Why the need for Monetary & Fiscal Policy to be Coordinated

While monetary and fiscal policies are implemented by different agencies in Fiji, these policies are dependent on each other as they share the broad and common goals of achieving economic growth and macroeconomic stability. For instance, if the Government decides to implement an expansionary fiscal policy to grow the economy, monetary policy needs to be accommodative to ensure that interest rates are low to allow easy access to finance for consumption and investment purposes.

If monetary policy were to remain tight – meaning that interest rates were high, the desired growth effect to the economy from the fiscal policy side will be constrained by the high cost of borrowing or interest rates. Nonetheless, monetary policy will deliberately be set to support fiscal policy as long as there are no threats to its core objective of ensuring low inflation and having adequate foreign reserves.

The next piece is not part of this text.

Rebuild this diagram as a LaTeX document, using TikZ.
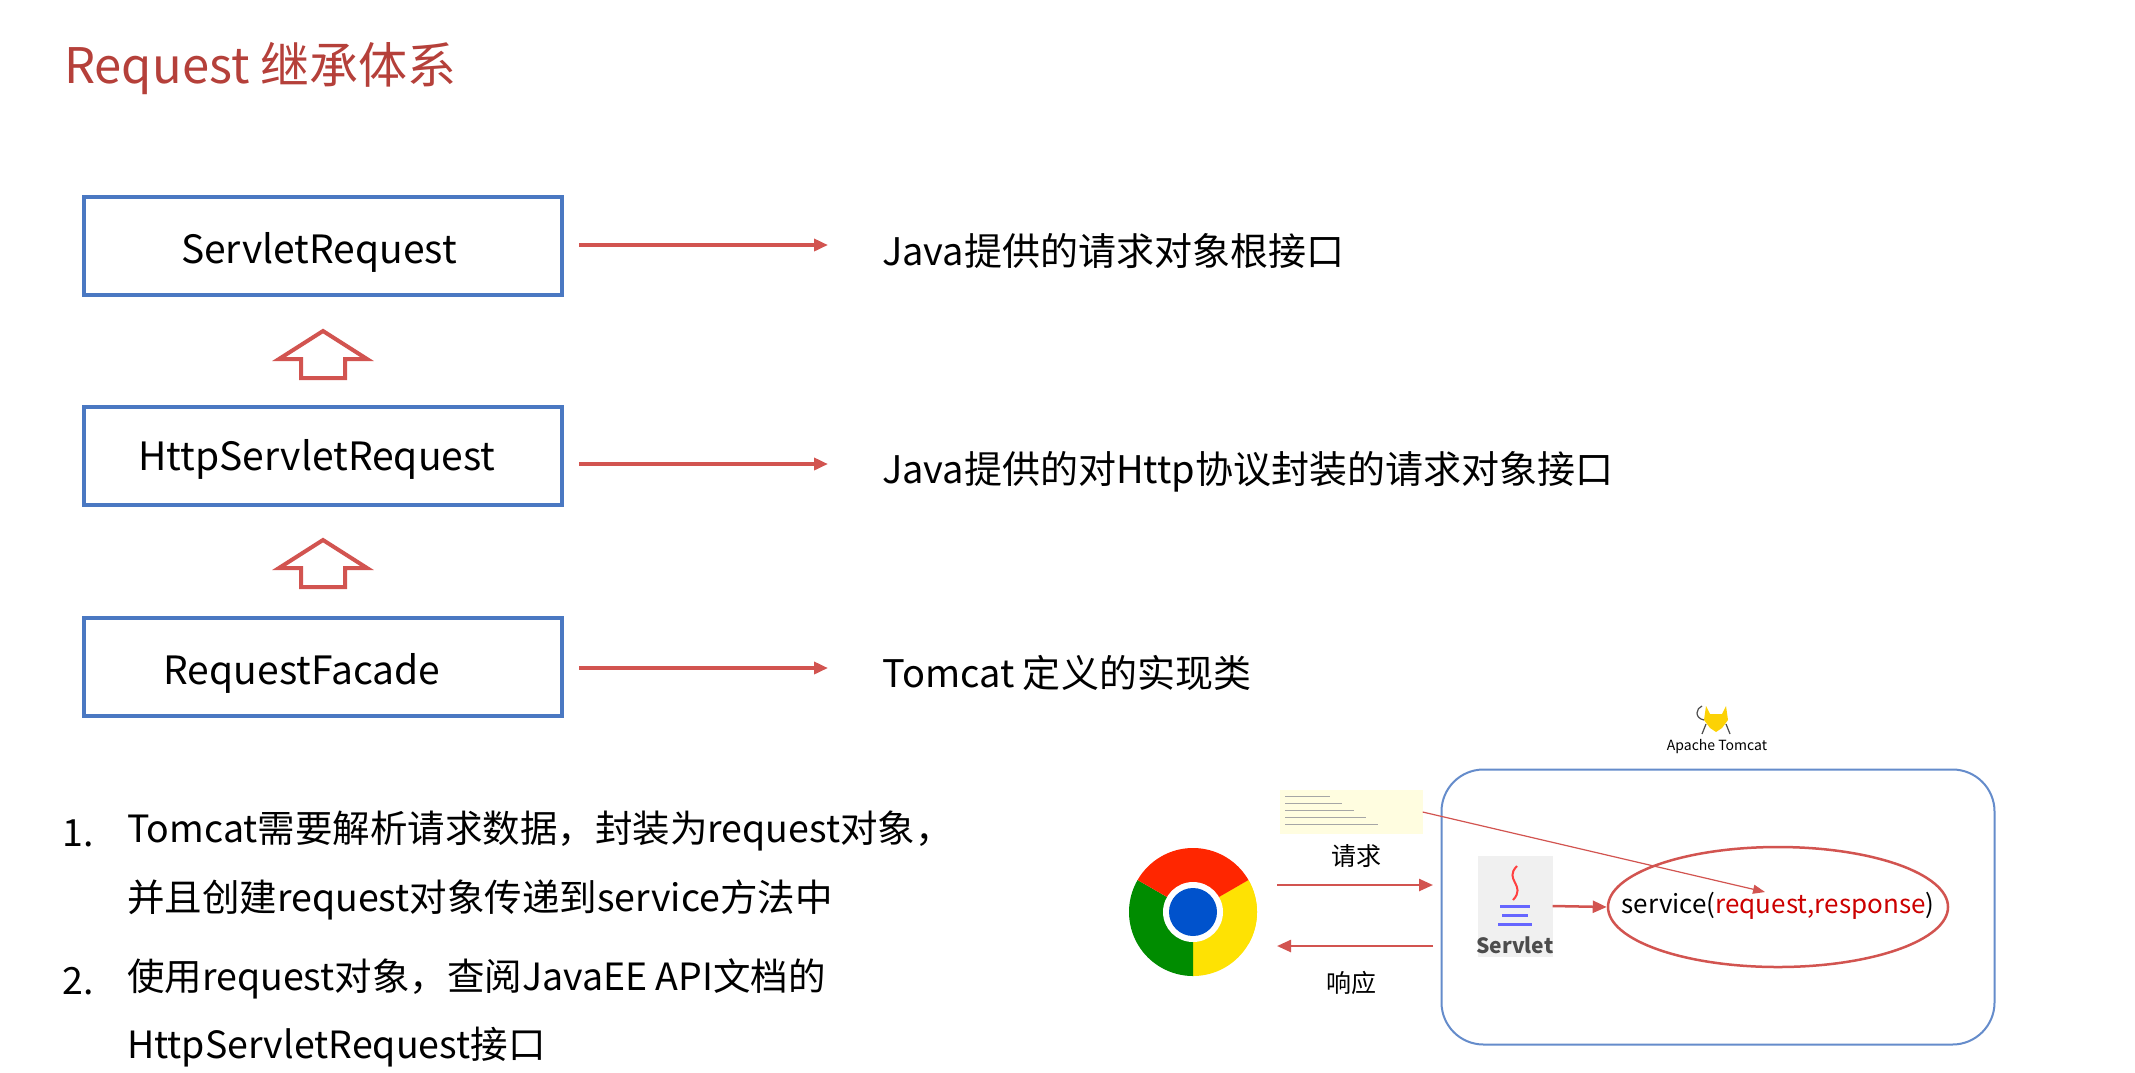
\documentclass[tikz,border=0pt]{standalone}
\usepackage{fontspec}
\setmainfont{Noto Sans CJK SC}
\usetikzlibrary{arrows.meta,shapes.geometric}
\definecolor{tred}{HTML}{B5403A}
\definecolor{ared}{HTML}{D25450}
\definecolor{bblue}{HTML}{4A78C2}
\tikzset{
 cls/.style={draw=bblue,line width=3.5pt,minimum width=478pt,minimum height=98pt},
 clstxt/.style={font=\fontsize{39}{42}\selectfont,inner sep=0pt},
 rarr/.style={draw=ared,line width=3.5pt,-{Triangle[length=14pt,width=12pt]}},
 desc/.style={anchor=west,font=\fontsize{38}{42}\selectfont,inner sep=0pt},
 item/.style={anchor=west,font=\fontsize{37.5}{42}\selectfont,inner sep=0pt},
 hollow/.style={draw=ared,line width=4pt,fill=white},
}
\begin{document}
\begin{tikzpicture}[x=1pt,y=-1pt]
\useasboundingbox[fill=white] (0,0) rectangle (2135,1072);
\node[anchor=west,text=tred,font=\fontsize{49}{52}\selectfont,inner sep=0pt] (title) at (64,68) {Request 继承体系};
\node[cls] (b1) at (323,246) {};
\node[cls] (b2) at (323,456) {};
\node[cls] (b3) at (323,667) {};
\node[clstxt] (l1) at (319,252) {ServletRequest};
\node[clstxt] (l2) at (317,459) {HttpServletRequest};
\node[clstxt] (l3) at (302,673) {RequestFacade};
\node[desc] (d1) at (882,251) {Java提供的请求对象根接口};
\node[desc] (d2) at (882,472) {Java提供的对Http协议封装的请求对象接口};
\node[desc] (d3) at (882,673) {Tomcat 定义的实现类};
\coordinate (a1s) at (579,245); \coordinate (a1e) at (828,245);
\coordinate (a2s) at (579,464); \coordinate (a2e) at (828,464);
\coordinate (a3s) at (579,668); \coordinate (a3e) at (828,668);
\draw[rarr] (a1s) -- (a1e);
\draw[rarr] (a2s) -- (a2e);
\draw[rarr] (a3s) -- (a3e);
\foreach \yy in {331,540}{
 \draw[hollow] (323,\yy) -- (367,\yy+28) -- (345,\yy+28) -- (345,\yy+47) -- (301,\yy+47) -- (301,\yy+28) -- (279,\yy+28) -- cycle;
}
\node[item] (n1) at (62,833) {1.};
\node[item] (t1) at (127,831) {Tomcat需要解析请求数据，封装为request对象，};
\node[item] (t1b) at (127,900) {并且创建request对象传递到service方法中};
\node[item] (n2) at (62,981) {2.};
\node[item] (t2) at (127,979) {使用request对象，查阅JavaEE API文档的};
\node[item] (t2b) at (127,1047) {HttpServletRequest接口};
% chrome
\coordinate (ch) at (1193,912);
\fill[yellow!85!orange] (ch) -- ++(-330:64) arc (-330:-390:64) -- ++(0,0) -- (ch) -- cycle;
\fill[yellow!85!orange] (ch) -- ++(90:64) arc (90:-30:64) -- cycle;
\fill[green!55!black] (ch) -- ++(-150:64) arc (-150:-270:64) -- cycle;
\fill[red!70!orange] (ch) -- ++(-30:64) arc (-30:-150:64) -- cycle;
\fill[white] (ch) circle (30);
\fill[blue!60!cyan!80!black] (ch) circle (24);
\node[inner sep=0pt,minimum size=128pt,circle] (chrome) at (ch) {};
% tomcat box
\node[draw=bblue!85,line width=2pt,rounded corners=42pt,minimum width=553pt,minimum height=275pt] (tc) at (1718,907) {};
\node[font=\fontsize{14}{16}\selectfont,inner sep=0pt] (tclab) at (1717,747) {Apache Tomcat};
\begin{scope}[shift={(1716,718)}]
\fill[yellow!70!orange] (-10,-12) -- (-6,-4) -- (6,-4) -- (10,-12) -- (12,2) -- (6,10) -- (0,14) -- (-6,10) -- (-12,2) -- cycle;
\draw[black!70,line width=1.2pt] (-10,6) -- (-14,16) (10,6) -- (14,16);
\draw[black!70,line width=1.2pt] (-12,2) .. controls (-22,0) and (-20,-10) .. (-14,-12);
\end{scope}
\node[inner sep=0pt] (tlogo) at (1716,718) {};
% note
\node[fill=yellow!12,minimum width=143pt,minimum height=44pt,inner sep=0pt] (note) at (1351,812) {};
\foreach \i in {0,...,4}{\draw[gray!70,line width=0.6pt] (1285,796+\i*7) -- (1330+\i*12,796+\i*7);}
% arrows
\coordinate (rqs) at (1277,885); \coordinate (rqe) at (1433,885);
\coordinate (rss) at (1433,946); \coordinate (rse) at (1277,946);
\draw[rarr,line width=2.5pt] (rqs) -- (rqe);
\draw[rarr,line width=2.5pt] (rss) -- (rse);
\node[font=\fontsize{25}{28}\selectfont] (qq) at (1356,856) {请求};
\node[font=\fontsize{25}{28}\selectfont] (xy) at (1351,983) {响应};
% servlet
\node[fill=gray!12,minimum width=75pt,minimum height=101pt,inner sep=0pt] (sv) at (1515,906) {};
\node[font=\bfseries\fontsize{21}{22}\selectfont,text=gray!60!black,inner sep=0pt] (svt) at (1515,945) {Servlet};
\draw[red!75,line width=2pt] (1517,866) .. controls (1503,880) and (1527,885) .. (1513,900);
\draw[blue!60,line width=3pt] (1500,906) -- (1530,906) (1502,915) -- (1528,915) (1498,924) -- (1532,924);
\node[draw=ared,line width=2.5pt,ellipse,minimum width=340pt,minimum height=120pt] (el) at (1778,907) {};
\node[font=\fontsize{26}{28}\selectfont,inner sep=0pt] (svc) at (1778,906) {service(\textcolor{red!80!black}{request,response})};
\draw[rarr,line width=2.5pt] (sv.east) -- (el.west);
\coordinate (pt) at (1765,892);
\draw[draw=ared,line width=1.2pt,-{Triangle[length=12pt,width=9pt]}] (note.east) -- (pt);
\end{tikzpicture}
\end{document}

That is, if expansionary fiscal policy puts pressure on inflation and foreign reserves, the RBF, as an independent institution, will need to tighten monetary policy in order to safeguard its twin monetary policy objectives and ultimately ensure macroeconomic stability. When this happens, the Government will find it costly to borrow funds to finance its spending, prompting it to cut back on its expenditure or raise taxes to increase its revenue. This simple illustration demonstrates the importance of coordinating monetary and fiscal policy in order to achieve their common goals of supporting and protecting sustainable economic growth.

Monetary and Fiscal Policy Coordination in Fiji

In Fiji, monetary and fiscal policy coordination occurs through inter-agency committees and regular meetings between Government and RBF officials, given their common objectives. For example, the Macroeconomic Committee is an inter-agency group responsible for forecasting GDP, Trade and Balance of Payments, which assists with monetary and fiscal policy formulation, implementation and monitoring. Since the committee comprises RBF and Government officials, deriving macroeconomic forecasts and assessing their impact on monetary and fiscal policy are important outcomes. Similarly, the RBF is also part of other committees such as the Debt and Cash Flow Policy Committee which meets to discuss Government’s financing needs and to ensure public debt is managed appropriately. Notably, the Permanent Secretary for the Ministry of Economy is an ex-officio member of the RBF Board which ensures sharing of information and understanding of why certain decisions on policy are being taken, thus further assisting fiscal and monetary coordination. In order to create awareness about monetary policy, the RBF produces monetary policy booklets, quarterly reviews, monthly economic reviews, annual reports and makes presentations at various Government and private sector forums, which encourage transparency and allows sharing of information for monetary policy formulation. For its part, the Government also conducts stakeholder consultations and announces its fiscal policy plans during its annual National Budget.

Conclusion

Coordinated monetary and fiscal policy results in the achievement of mutual goals and therefore makes for successful policy making and implementation. Effectively, policies have been harmonised by the institutional arrangements of both the fiscal and monetary authorities in the country. In other words, membership of common committees and regular interactions have enabled the RBF and the Ministry of Economy to be in regular contact, share information on the analysis of current events and the formulation and monitoring of policy implementation.